A review of Abe Osheroff: One Foot in the Grave, the Other Still Dancing
by Barbara J. Berg
Abe Osheroff leans forward in his chair as he ponders how we can lead the politically engaged life he considers central to being fully alive. Such musings are common, but what's striking is that the 90-year-old Osheroff is not simply looking back and reflecting on his rich life of activism but thinking about what still lies ahead for him.
So begins the deeply moving documentary Abe Osheroff: One Foot in the Grave, the Other Still Dancing, Abe Osheroff's story of breathtaking courage and commitment. With Osheroff's opening monologue, director Nadeem Uddin brilliantly establishes the dominant theme of this work: How does an individual live righteously in an unrighteous world?
Osheroff spent his entire life answering that question -- not with erudite philosophical treatises -- although as he demonstrated many times, he was more than capable of doing so -- but with a simple unfailing passion to better humankind. To become a citizen of the world in the truest, fullest sense of the word. Wavering, quitting, or succumbing to the fear often stalking him were never options.
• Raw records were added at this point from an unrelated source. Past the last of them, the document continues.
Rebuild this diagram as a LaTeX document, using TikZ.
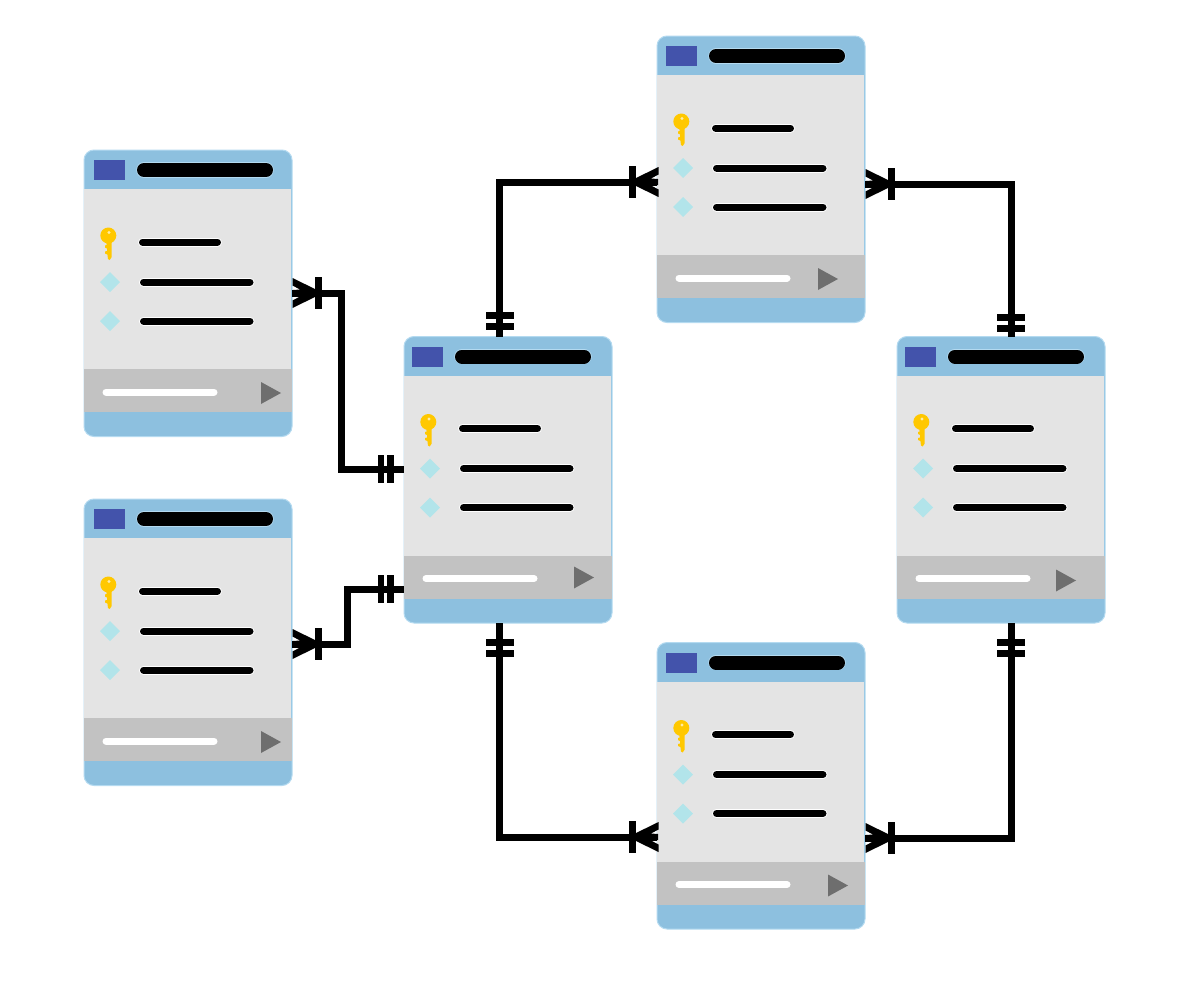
\documentclass[tikz,border=0pt]{standalone}
\definecolor{hdrblue}{HTML}{8DC0DF}
\definecolor{edgeblue}{HTML}{B4DAF0}
\definecolor{squareblue}{HTML}{4353AB}
\definecolor{bodygray}{HTML}{E4E4E4}
\definecolor{footgray}{HTML}{C2C2C2}
\definecolor{arrowgray}{HTML}{6E6E6E}
\definecolor{diamondblue}{HTML}{B2E4EA}
\definecolor{keygold}{HTML}{FFC800}
\tikzset{
  cardframe/.style={rectangle,inner sep=0pt,minimum width=208pt,minimum height=286.5pt,anchor=north west},
  link/.style={line width=7pt,black,line join=miter},
  halo/.style={line width=9pt,white,line cap=round},
  pill/.style={line width=7pt,black,line cap=round},
}
% #1 name, #2 x, #3 y, #4 arrow left x (relative), #5 arrow centre y (relative), #6 header content shift
\newcommand{\tablecard}[6]{%
  \node[cardframe] (#1) at (#2,#3) {};
  \begin{scope}[shift={(#2,#3)}]
    \fill[hdrblue,draw=edgeblue,line width=1pt,rounded corners=10pt] (0,0) rectangle (208,286.5);
    \fill[bodygray] (0,39) rectangle (206.5,219);
    \fill[footgray] (0,219) rectangle (208,262);
    \fill[squareblue] (10+#6,10) rectangle (41+#6,30);
    \draw[line width=15.5pt,edgeblue,line cap=round] (60+#6,20) -- (182+#6,20);
    \draw[line width=14pt,black,line cap=round] (60+#6,20) -- (182+#6,20);
    \foreach \ya/\xa/\xb in {92/58.5/133.5,132/59.5/166,171/59.5/166}{
      \draw[halo] (\xa,\ya) -- (\xb,\ya);
      \draw[pill] (\xa,\ya) -- (\xb,\ya);
    }
    \foreach \ya in {132,171}{
      \fill[diamondblue] (26,\ya-10) -- (36,\ya) -- (26,\ya+10) -- (16,\ya) -- cycle;
    }
    % key
    \fill[keygold] (24.3,85.5) circle (8pt);
    \fill[keygold] (22,90) -- (27.7,90) -- (27.7,107) -- (25.7,110) -- (24,109) -- (23.4,104.5) -- (21,103.5) -- (21,101.5) -- (23,101) -- (23,98.5) -- (21,97.5) -- (21,95.5) -- (22.6,95) -- cycle;
    \fill[white!65!keygold] (25,82.5) circle (1.7pt);
    % footer
    \draw[line width=7pt,white,line cap=round] (22,242) -- (130,242);
    \fill[arrowgray] (#4,#5-11) -- (#4+20,#5) -- (#4,#5+11) -- cycle;
  \end{scope}
}
% crow's foot with bar: #1 x of card edge, #2 y, #3 direction (+1 away to the right, -1 to the left)
\newcommand{\crowfoot}[3]{%
  \begin{scope}[shift={(#1,#2)},xscale=#3]
    \fill[black] (0.5,-15) -- (25,-3) -- (25,3) -- (0.5,15) -- (0.5,7.5) -- (8,3.5) -- (1,3) -- (1,-3) -- (8,-3.5) -- (0.5,-7.5) -- cycle;
    \fill[black] (23,-16) rectangle (30,16);
  \end{scope}
}
\newcommand{\twobarsh}[2]{%
  \fill[black] (#1-8,#2-14) rectangle (#1-1.8,#2+14);
  \fill[black] (#1+1.8,#2-14) rectangle (#1+8,#2+14);
}
\newcommand{\twobarsv}[2]{%
  \fill[black] (#1-14,#2-9) rectangle (#1+14,#2-1.8);
  \fill[black] (#1-14,#2+1.8) rectangle (#1+14,#2+9);
}
\begin{document}
\begin{tikzpicture}[x=1pt,y=-1pt]
  \useasboundingbox (0,0) rectangle (1200,993);
  \fill[white] (0,0) rectangle (1200,993);
  \tablecard{cardA}{84}{150}{177}{243}{0}
  \tablecard{cardB}{84}{499}{177}{243}{0}
  \tablecard{cardC}{404}{336.5}{170}{241}{-2}
  \tablecard{cardD}{657}{36}{161}{243}{-1}
  \tablecard{cardE}{897}{336.5}{159}{244}{-2}
  \tablecard{cardF}{657}{642.5}{171}{243}{-1}

  \coordinate (a1) at (cardA.east |- 0,293);
  \coordinate (c1) at (cardC.west |- 0,469);
  \coordinate (b1) at (cardB.east |- 0,644);
  \coordinate (c2) at (cardC.west |- 0,589);
  \coordinate (c3) at (499.5,0 |- cardC.north);
  \coordinate (d1) at (cardD.west |- 0,182);
  \coordinate (d2) at (cardD.east |- 0,184);
  \coordinate (e1) at (1011,0 |- cardE.north);
  \coordinate (c4) at (499.5,0 |- cardC.south);
  \coordinate (f1) at (cardF.west |- 0,837);
  \coordinate (e2) at (1011,0 |- cardE.south);
  \coordinate (f2) at (cardF.east |- 0,838);

  \draw[link] (a1) -- (341,293) -- (341,469) -- (c1);
  \draw[link] (b1) -- (347,644) -- (347,589) -- (c2);
  \draw[link] (c3) -- (499.5,182) -- (d1);
  \draw[link] (d2) -- (1011,184) -- (e1);
  \draw[link] (c4) -- (499.5,837) -- (f1);
  \draw[link] (e2) -- (1011,838) -- (f2);

  \crowfoot{292}{293}{1}
  \crowfoot{292}{644}{1}
  \crowfoot{865}{184}{1}
  \crowfoot{865}{838}{1}
  \crowfoot{659}{182}{-1}
  \crowfoot{659}{837}{-1}
  \twobarsh{385.5}{469}
  \twobarsh{385.5}{589}
  \twobarsv{499.5}{321}
  \twobarsv{499.5}{648}
  \twobarsv{1011}{323}
  \twobarsv{1011}{648}
\end{tikzpicture}
\end{document}
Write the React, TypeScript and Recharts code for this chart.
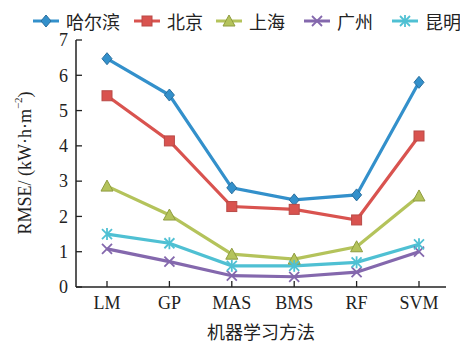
import React from 'react';
import {
  ComposedChart,
  Line,
  XAxis,
  YAxis
} from 'recharts';

const methods = ['LM', 'GP', 'MAS', 'BMS', 'RF', 'SVM'];
const harbin = [6.47, 5.44, 2.81, 2.47, 2.61, 5.8];
const beijing = [5.42, 4.14, 2.28, 2.2, 1.9, 4.28];
const shanghai = [2.86, 2.04, 0.93, 0.79, 1.14, 2.58];
const guangzhou = [1.08, 0.72, 0.32, 0.29, 0.42, 1.0];
const kunming = [1.5, 1.24, 0.6, 0.6, 0.7, 1.21];
const yTicks = [0, 1, 2, 3, 4, 5, 6, 7];

const data = methods.map((m, i) => ({
  name: m,
  harbin: harbin[i],
  beijing: beijing[i],
  shanghai: shanghai[i],
  guangzhou: guangzhou[i],
  kunming: kunming[i]
}));

const FONT = "'Liberation Serif', 'Noto Sans CJK SC', serif";

const seriesList = [
  { key: 'harbin', name: '哈尔滨', color: '#3390cb', shape: 'diamond' },
  { key: 'beijing', name: '北京', color: '#d9534f', shape: 'square' },
  { key: 'shanghai', name: '上海', color: '#b4c35b', shape: 'triangle' },
  { key: 'guangzhou', name: '广州', color: '#8468ad', shape: 'cross' },
  { key: 'kunming', name: '昆明', color: '#4fc0d3', shape: 'star' }
];

const Marker = ({ cx, cy, shape, color }: any) => {
  if (cx == null || cy == null) return null;
  if (shape === 'diamond') {
    return <path d={`M${cx},${cy - 6}L${cx + 5},${cy}L${cx},${cy + 6}L${cx - 5},${cy}Z`} fill={color} stroke="#2a6f9e" strokeWidth={1} />;
  }
  if (shape === 'square') {
    return <rect x={cx - 5} y={cy - 5} width={10} height={10} fill={color} stroke="#b94a47" strokeWidth={1} />;
  }
  if (shape === 'triangle') {
    return <path d={`M${cx},${cy - 6}L${cx + 6},${cy + 5}L${cx - 6},${cy + 5}Z`} fill={color} stroke="#8f9c40" strokeWidth={1} />;
  }
  if (shape === 'cross') {
    return (
      <g stroke={color} strokeWidth={1.8}>
        <line x1={cx - 5} y1={cy - 5} x2={cx + 5} y2={cy + 5} />
        <line x1={cx - 5} y1={cy + 5} x2={cx + 5} y2={cy - 5} />
      </g>
    );
  }
  return (
    <g stroke={color} strokeWidth={1.8}>
      <line x1={cx - 5} y1={cy - 5} x2={cx + 5} y2={cy + 5} />
      <line x1={cx - 5} y1={cy + 5} x2={cx + 5} y2={cy - 5} />
      <line x1={cx} y1={cy - 6} x2={cx} y2={cy + 6} />
    </g>
  );
};

// inward tick marks drawn together with the label
const XTick = ({ x, y, payload }: any) => (
  <g>
    <line x1={x} y1={y - 9} x2={x} y2={y - 15} stroke="#222" strokeWidth={1.3} />
    <text x={x} y={y} dy="0.71em" textAnchor="middle" fontSize={18} fill="#222" fontFamily={FONT}>
      {payload.value}
    </text>
  </g>
);

const YTick = ({ x, y, payload }: any) => (
  <g>
    <line x1={x + 8} y1={y} x2={x + 14} y2={y} stroke="#222" strokeWidth={1.3} />
    <text x={x} y={y} dy="0.35em" textAnchor="end" fontSize={18} fill="#222" fontFamily={FONT}>
      {payload.value}
    </text>
  </g>
);

const legendX = [33, 134, 216, 304, 392];

const LegendBox = () => (
  <div style={{ position: 'absolute', left: 0, top: 9, width: 460, height: 24, fontFamily: FONT, fontSize: 18, color: '#222' }}>
    {seriesList.map((s, i) => (
      <div key={s.key} style={{ position: 'absolute', left: legendX[i], top: 0, display: 'flex', alignItems: 'center', whiteSpace: 'nowrap', height: 24 }}>
        <svg width={26} height={14} style={{ marginRight: 7 }}>
          <line x1={0} y1={7} x2={26} y2={7} stroke={s.color} strokeWidth={3} />
          <Marker cx={13} cy={7} shape={s.shape} color={s.color} />
        </svg>
        <span>{s.name}</span>
      </div>
    ))}
  </div>
);

const YLabel = () => (
  <text
    x={25}
    y={163}
    transform="rotate(-90, 25, 163)"
    textAnchor="middle"
    dominantBaseline="central"
    fontFamily={FONT}
    fontSize={18}
    fill="#222"
  >
    RMSE/ (kW·h·m<tspan dy={-7} fontSize={11}>−2</tspan><tspan dy={7}>)</tspan>
  </text>
);

const App = () => {
  return (
    <div style={{ position: 'absolute', left: 0, top: 0, width: 460, height: 342, background: '#fff' }}>
      <ComposedChart width={460} height={342} data={data} margin={{ top: 40, right: 14, bottom: 0, left: 0 }}>
        <XAxis
          dataKey="name"
          xAxisId="main"
          scale="point"
          padding={{ left: 31, right: 27 }}
          height={55}
          tickSize={0}
          tickMargin={9}
          tick={<XTick />}
          tickLine={false}
          axisLine={{ stroke: '#222', strokeWidth: 1.5 }}
          interval={0}
          label={{ value: '机器学习方法', position: 'insideBottom', offset: 3, fontSize: 18, fill: '#222', fontFamily: FONT }}
        />
        <XAxis dataKey="name" xAxisId="top" orientation="top" height={0} tick={false} tickLine={false} axisLine={{ stroke: '#222', strokeWidth: 1.5 }} />
        <YAxis
          yAxisId="main"
          width={76}
          domain={[0, 7]}
          ticks={yTicks}
          tickSize={0}
          tickMargin={8}
          tick={<YTick />}
          tickLine={false}
          axisLine={{ stroke: '#222', strokeWidth: 1.5 }}
          label={<YLabel />}
        />
        <YAxis yAxisId="right" orientation="right" width={0} domain={[0, 7]} tick={false} tickLine={false} axisLine={{ stroke: '#222', strokeWidth: 1.5 }} />
        {seriesList.map((s) => (
          <Line
            key={s.key}
            xAxisId="main"
            yAxisId="main"
            dataKey={s.key}
            name={s.name}
            stroke={s.color}
            strokeWidth={3.2}
            isAnimationActive={false}
            dot={(p: any) => <Marker key={`${s.key}-${p.index}`} cx={p.cx} cy={p.cy} shape={s.shape} color={s.color} />}
            activeDot={false}
          />
        ))}
      </ComposedChart>
      <LegendBox />
    </div>
  );
};

export default App;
He needed, as he said, to like the face he saw in the mirror each morning.
His was an inner determination sculptured by the inescapable inequities of his youth in a Brooklyn ghetto. The grinding desperation of the factory workers, the execution of Sacco and Vanzetti, the shameless evictions of impoverished tenants, these whittled away all traces of passivity and self-preservation to leave a fierce uncompromising will. From his earliest days he became determined to fight what those on the left call "the good fight. And he did so wherever it took him.
First to Spain to join the Abraham Lincoln Brigade in its stand against fascism. This decision, daring in itself, became fraught with even more danger when his ship was torpedoed, requiring Abe to swim two miles to shore. He fought in several battles before a bullet destroyed one of his knees.
Abe came back to the states and immersed himself in the labor protests of the late 1930s. With his early call for workers' compensation, even some of this friends thought he was "nuts. But Abe never backed down from demanding rights for the downtrodden and disenfranchised.